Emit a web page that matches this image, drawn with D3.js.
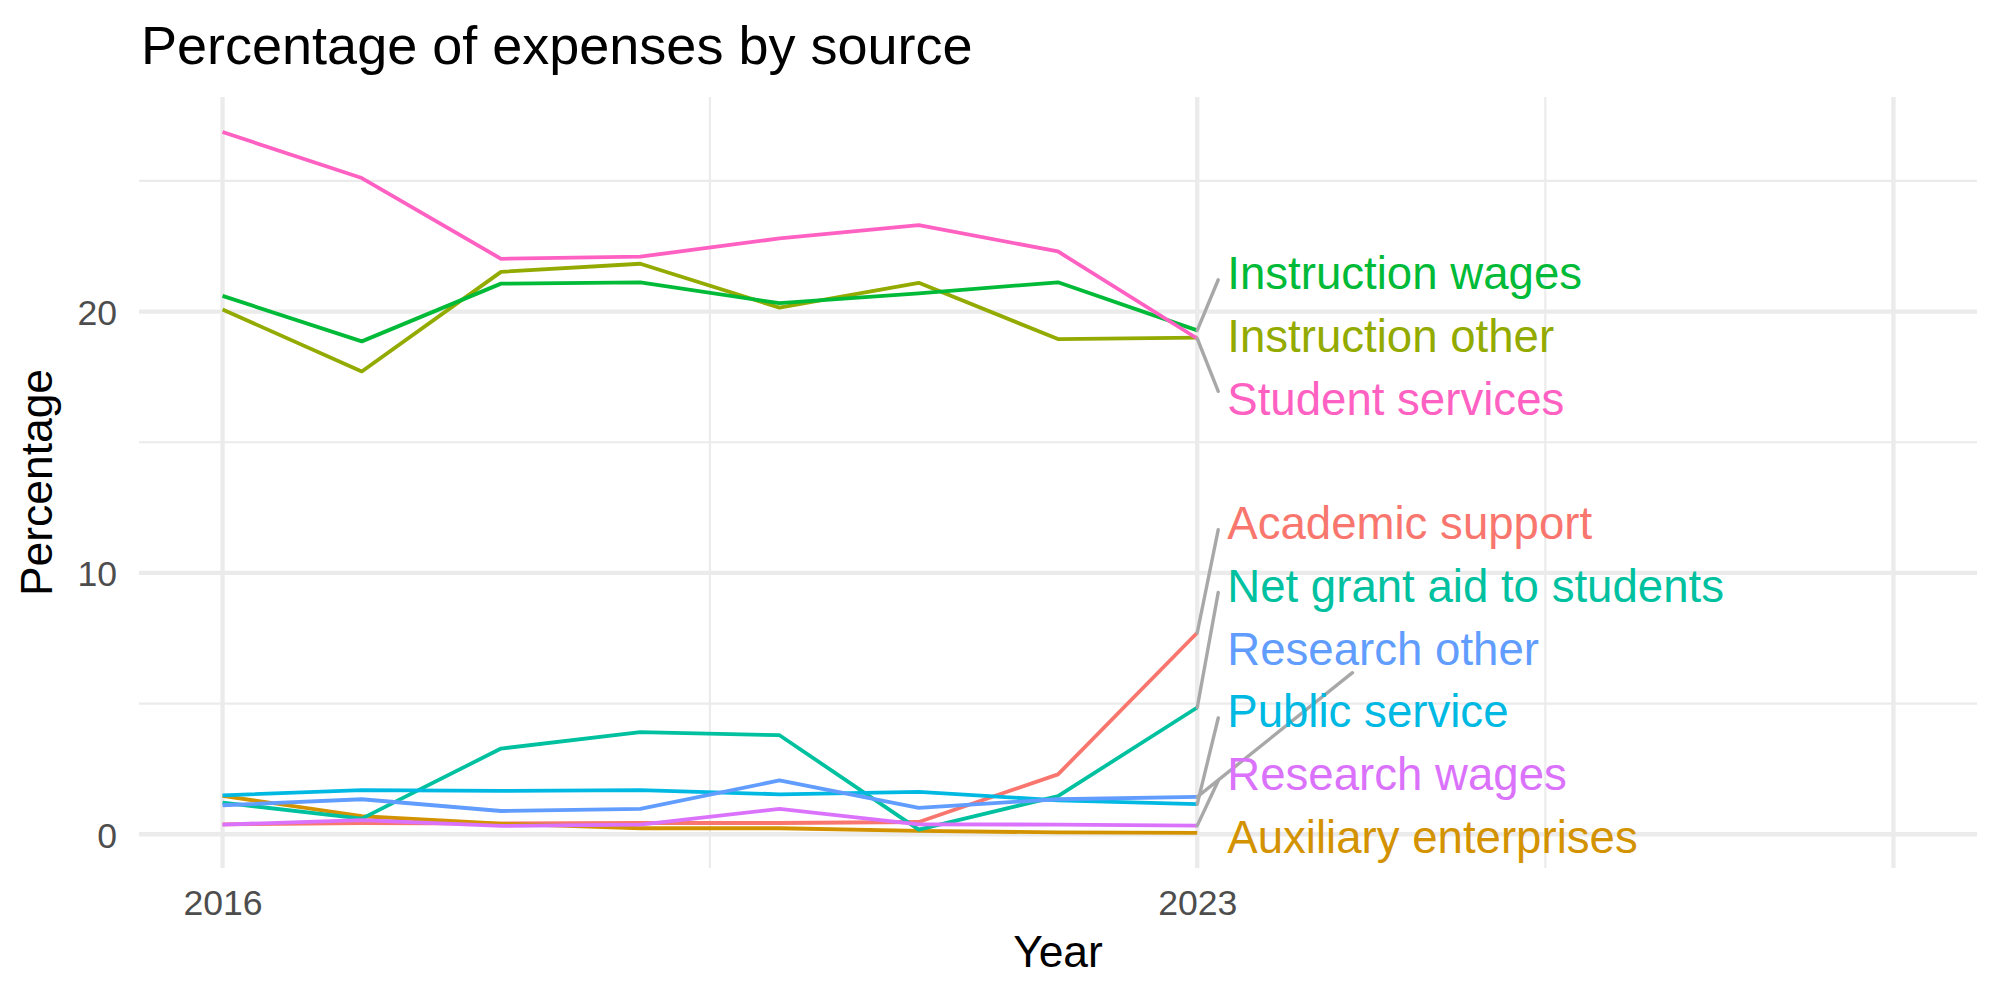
* * *
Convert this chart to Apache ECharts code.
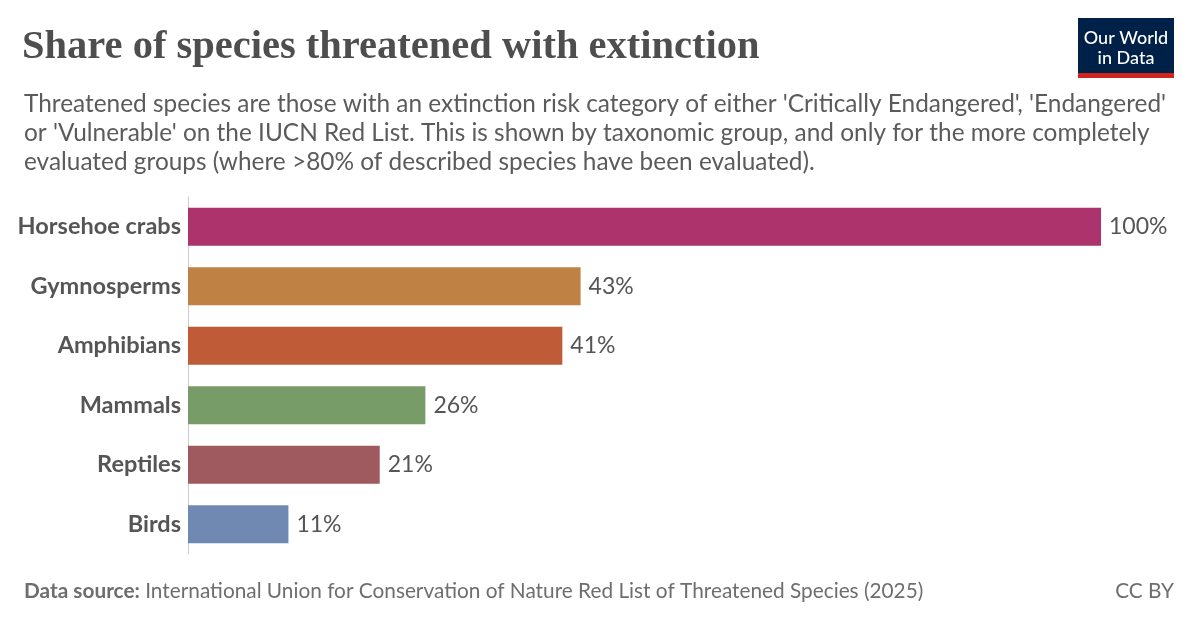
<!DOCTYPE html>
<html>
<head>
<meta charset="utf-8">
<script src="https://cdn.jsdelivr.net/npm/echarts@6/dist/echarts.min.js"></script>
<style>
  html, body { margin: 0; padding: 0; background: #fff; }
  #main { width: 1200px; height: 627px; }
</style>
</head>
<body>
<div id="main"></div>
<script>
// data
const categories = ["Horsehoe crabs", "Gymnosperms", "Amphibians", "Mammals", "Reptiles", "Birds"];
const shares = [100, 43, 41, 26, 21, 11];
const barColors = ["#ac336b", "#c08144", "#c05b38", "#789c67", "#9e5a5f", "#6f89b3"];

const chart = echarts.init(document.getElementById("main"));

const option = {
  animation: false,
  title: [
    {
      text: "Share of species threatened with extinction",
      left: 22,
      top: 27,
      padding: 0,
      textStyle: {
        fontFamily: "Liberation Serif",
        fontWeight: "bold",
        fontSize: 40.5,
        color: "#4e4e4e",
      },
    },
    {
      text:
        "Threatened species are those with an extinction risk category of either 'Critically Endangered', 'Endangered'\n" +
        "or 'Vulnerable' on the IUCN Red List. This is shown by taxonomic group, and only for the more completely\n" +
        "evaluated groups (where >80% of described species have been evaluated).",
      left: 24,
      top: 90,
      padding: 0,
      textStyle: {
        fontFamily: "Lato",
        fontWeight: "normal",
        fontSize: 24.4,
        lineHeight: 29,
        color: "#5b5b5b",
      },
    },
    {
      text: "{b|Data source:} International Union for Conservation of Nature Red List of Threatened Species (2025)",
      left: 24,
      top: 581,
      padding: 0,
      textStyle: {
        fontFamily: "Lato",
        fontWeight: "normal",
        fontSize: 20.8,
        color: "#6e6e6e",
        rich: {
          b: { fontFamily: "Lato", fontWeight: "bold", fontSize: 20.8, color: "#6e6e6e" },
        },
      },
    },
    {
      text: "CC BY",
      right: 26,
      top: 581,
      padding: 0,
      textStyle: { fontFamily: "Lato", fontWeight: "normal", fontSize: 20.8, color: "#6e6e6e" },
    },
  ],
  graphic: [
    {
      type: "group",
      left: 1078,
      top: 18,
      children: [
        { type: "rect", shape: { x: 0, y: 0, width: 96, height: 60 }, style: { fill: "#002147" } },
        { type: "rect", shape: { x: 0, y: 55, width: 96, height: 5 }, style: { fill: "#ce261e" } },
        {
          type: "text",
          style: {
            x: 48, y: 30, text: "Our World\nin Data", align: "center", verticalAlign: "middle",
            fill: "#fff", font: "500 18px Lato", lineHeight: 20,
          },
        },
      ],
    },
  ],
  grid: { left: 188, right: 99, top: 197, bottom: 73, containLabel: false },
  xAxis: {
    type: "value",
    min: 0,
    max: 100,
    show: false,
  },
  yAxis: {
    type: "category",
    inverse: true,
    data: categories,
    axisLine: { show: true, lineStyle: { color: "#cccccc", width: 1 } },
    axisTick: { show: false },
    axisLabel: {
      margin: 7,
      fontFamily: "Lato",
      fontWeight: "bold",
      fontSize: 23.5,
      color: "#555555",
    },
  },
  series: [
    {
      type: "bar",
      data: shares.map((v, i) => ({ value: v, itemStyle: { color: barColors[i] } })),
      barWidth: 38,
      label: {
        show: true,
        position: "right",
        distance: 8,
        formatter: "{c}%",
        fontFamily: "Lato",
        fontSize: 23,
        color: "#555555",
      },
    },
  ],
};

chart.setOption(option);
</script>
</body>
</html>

• Aim of the task: Show each line holding the word "with".

• Exercise answer:
Emit a web page that matches this image, drawn with D3.js.
      text: "Share of species threatened with extinction",
        "Threatened species are those with an extinction risk category of either 'Critically Endangered', 'Endangered'\n" +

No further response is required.